Posted: Tue Nov 09, 2004 3:13 pm
by Thaale
It felt to me like it stopped before it ever really got going. I see what you’re saying about that being a good place to stop, given that he was going to write the first 500 pages the way he did, but that’s where I thought he really fell down. The book needed more action, better characterization (and other POV characters to share the stage with Linden), and either more resolutions or fewer puzzles. Runes was Robert Jordan-esque in piling riddle upon conundrum.

If this were merely a set-up book like The Real Story, it should have been a lot shorter and should immediately be followed by the next installment. But that’s not what Runes was, nor is such needed for the Third Chronicles. We already know the Land and many of the characters. It’s not like the Gap series where SRD felt he was doing something different enough in the genre that he had to have a set-up book and an afterword where he spelled it all out.

Posted: Tue Nov 09, 2004 5:44 pm
by Aleksandr
And he did other things in Runes which he hadn't done in Covenant books before - like not showing us her attempt to enter Anele, and not directly showing the Horserite. In the First Chrons, you saw pretty much everything that happened to Covenant, as it happened.
Not quite true. In TIW we don't follow Covenant through his encounter with the Unfettered One of Glimmermere. Instead we hear about it afterward while Covnenant is talking with Mhoram the next evening.

Posted: Tue Nov 09, 2004 5:47 pm
by PitchDude
Aleksandr, you're right about the Unfettered One and Covenant.

I once asked SRD if he'd 'edited' that scene out, owing to the length of TIW. He said he never wrote the scene - that he, "...rightly or wrongly" left it up to the reader to interpret what happened there.

Jim

Posted: Tue Nov 09, 2004 6:10 pm
by duchess of malfi
The riders at the end are definately referred to as Masters -- more than once.
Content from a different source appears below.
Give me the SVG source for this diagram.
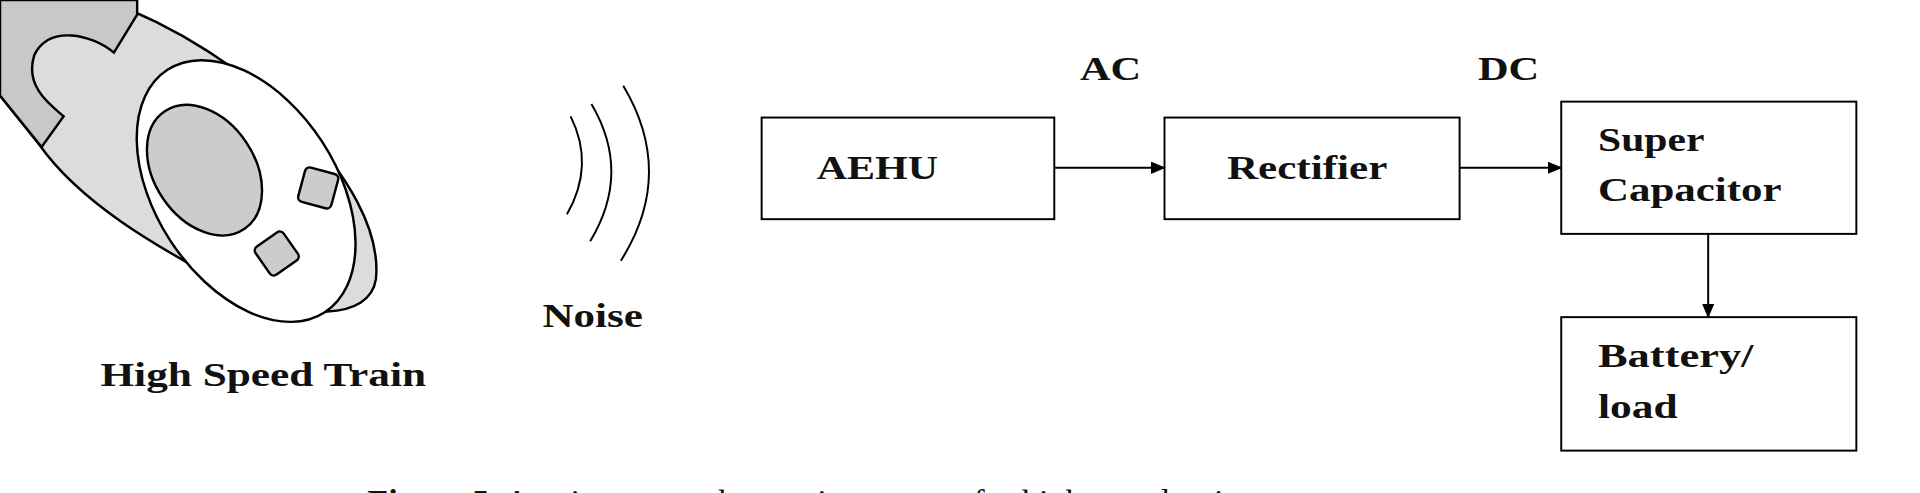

This to me indicates that they are haruchai of the Land's present rather than Bloodguard from the Land's past? :?

Posted: Tue Nov 09, 2004 9:50 pm
by ur-bane
duchess of malfi wrote:The riders at the end are definately referred to as Masters -- more than once. This to me indicates that they are haruchai of the Land's present rather than Bloodguard from the Land's past? :?
Yes, I would have to say they are Haruchai from the present.
If you recall, scouts were sent out to watch the Demondim Horde.
The Voice of the Masters is speaking in Runes:
"Certain of our scouts seek to return. They run before the host of the Demondim,
seeking to forewarn us as they ride. And they are not alone. They have retrieved two"--
he paused and glanced away as if consulting the air, then met Linden's gaze again --
"two strangers from the path of the Vile-spawn."
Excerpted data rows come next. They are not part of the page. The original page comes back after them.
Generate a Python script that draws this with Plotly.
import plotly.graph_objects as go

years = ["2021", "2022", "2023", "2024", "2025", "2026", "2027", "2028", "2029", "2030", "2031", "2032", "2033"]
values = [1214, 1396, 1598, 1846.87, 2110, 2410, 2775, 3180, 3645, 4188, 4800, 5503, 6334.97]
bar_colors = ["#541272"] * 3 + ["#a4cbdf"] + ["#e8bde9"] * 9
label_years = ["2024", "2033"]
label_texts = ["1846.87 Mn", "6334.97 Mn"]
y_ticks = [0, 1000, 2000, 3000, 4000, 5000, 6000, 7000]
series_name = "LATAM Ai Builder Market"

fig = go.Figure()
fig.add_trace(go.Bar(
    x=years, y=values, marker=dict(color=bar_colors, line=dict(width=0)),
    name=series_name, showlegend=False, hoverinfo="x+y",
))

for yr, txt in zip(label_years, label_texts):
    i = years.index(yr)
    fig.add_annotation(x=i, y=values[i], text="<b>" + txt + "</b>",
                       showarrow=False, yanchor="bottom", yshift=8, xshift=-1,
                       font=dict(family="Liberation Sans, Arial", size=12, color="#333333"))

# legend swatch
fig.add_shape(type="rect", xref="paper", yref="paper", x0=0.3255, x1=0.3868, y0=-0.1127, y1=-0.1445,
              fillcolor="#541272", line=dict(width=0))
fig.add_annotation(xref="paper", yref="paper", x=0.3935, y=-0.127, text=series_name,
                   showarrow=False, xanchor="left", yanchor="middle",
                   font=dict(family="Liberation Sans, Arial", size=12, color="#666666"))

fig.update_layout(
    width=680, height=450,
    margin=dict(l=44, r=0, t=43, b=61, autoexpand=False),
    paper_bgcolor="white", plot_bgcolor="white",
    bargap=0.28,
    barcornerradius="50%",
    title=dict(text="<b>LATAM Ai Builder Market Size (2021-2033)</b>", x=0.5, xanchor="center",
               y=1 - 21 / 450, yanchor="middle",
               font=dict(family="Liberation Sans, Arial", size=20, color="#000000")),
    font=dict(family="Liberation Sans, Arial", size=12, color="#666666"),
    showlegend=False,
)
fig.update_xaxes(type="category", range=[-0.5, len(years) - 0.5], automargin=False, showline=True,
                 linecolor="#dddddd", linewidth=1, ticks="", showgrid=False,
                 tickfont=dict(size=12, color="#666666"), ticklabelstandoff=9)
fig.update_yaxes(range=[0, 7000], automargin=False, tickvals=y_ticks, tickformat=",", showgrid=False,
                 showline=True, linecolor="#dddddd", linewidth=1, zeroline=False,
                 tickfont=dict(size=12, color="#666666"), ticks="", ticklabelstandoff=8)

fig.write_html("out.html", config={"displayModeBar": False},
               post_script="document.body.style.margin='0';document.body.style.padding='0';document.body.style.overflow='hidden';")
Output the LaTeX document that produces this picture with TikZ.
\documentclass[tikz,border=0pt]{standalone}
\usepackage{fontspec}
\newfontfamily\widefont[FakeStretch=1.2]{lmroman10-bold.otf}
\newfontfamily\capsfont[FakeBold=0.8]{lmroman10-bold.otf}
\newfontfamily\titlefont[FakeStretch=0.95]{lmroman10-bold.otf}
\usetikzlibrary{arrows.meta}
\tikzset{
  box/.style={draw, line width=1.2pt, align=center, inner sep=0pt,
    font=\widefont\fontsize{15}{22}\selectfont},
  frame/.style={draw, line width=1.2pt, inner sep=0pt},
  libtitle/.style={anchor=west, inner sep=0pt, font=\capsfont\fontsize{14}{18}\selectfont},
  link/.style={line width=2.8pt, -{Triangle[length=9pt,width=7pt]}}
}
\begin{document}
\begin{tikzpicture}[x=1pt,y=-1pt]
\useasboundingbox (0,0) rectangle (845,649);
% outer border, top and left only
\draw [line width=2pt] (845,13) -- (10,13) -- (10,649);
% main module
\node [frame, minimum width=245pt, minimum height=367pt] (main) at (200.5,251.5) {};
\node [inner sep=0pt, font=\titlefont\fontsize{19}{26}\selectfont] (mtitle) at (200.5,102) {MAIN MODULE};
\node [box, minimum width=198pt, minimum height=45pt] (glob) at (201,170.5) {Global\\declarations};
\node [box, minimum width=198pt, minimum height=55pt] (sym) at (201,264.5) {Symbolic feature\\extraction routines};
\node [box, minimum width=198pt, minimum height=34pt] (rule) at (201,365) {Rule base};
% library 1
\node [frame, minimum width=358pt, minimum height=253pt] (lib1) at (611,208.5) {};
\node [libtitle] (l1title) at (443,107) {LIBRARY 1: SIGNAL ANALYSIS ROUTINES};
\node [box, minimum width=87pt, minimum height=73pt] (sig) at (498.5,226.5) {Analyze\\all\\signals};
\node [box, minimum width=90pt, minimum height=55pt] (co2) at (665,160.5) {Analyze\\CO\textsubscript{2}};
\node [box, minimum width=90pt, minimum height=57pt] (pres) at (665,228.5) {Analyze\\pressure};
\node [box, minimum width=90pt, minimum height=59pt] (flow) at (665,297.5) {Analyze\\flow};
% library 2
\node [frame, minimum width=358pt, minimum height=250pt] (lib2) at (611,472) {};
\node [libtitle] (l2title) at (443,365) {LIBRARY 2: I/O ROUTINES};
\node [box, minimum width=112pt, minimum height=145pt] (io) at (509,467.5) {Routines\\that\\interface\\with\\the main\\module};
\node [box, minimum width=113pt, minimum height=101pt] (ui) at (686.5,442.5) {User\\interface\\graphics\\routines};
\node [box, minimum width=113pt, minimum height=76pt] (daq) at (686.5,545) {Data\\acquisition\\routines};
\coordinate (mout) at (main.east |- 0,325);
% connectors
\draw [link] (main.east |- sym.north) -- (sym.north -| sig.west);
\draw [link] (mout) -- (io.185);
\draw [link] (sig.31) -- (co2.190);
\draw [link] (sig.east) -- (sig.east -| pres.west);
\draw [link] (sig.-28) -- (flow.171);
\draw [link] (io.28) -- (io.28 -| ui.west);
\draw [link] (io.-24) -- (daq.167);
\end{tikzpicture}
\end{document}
Posted: Tue Nov 09, 2004 10:50 pm
by High Lord Tolkien
"Certain of our scouts seek to return. They run before the host of the Demondim,
seeking to forewarn us as they ride. And they are not alone. They have retrieved two"--
he paused and glanced away as if consulting the air, then met Linden's gaze again --
"two strangers from the path of the Vile-spawn."
[/quote]

2 strangers?
Don't they collectively know Covenant by now?
Interesting.

I know, they're not sure but still....

re..

Posted: Fri Nov 12, 2004 12:41 pm
by TincupCPG
I really don't think this was an intentional cliff hanger by SRD. I think it was more an attempt to really, really shock us at the end of a book. Sure, it can be argued that that is what a cliff hanger is...but I just get the feeling that is is simply meant to shock us out of whatever we were feeling after the Masters "trial" of Avery. Now a long time ago there was a nighttime TV soap opera called "Dallas". I never watched it, but remember the famous cliffhanger that was on everyone's words??

"Who shot JR?" That is a cliffhanger..this was a shock.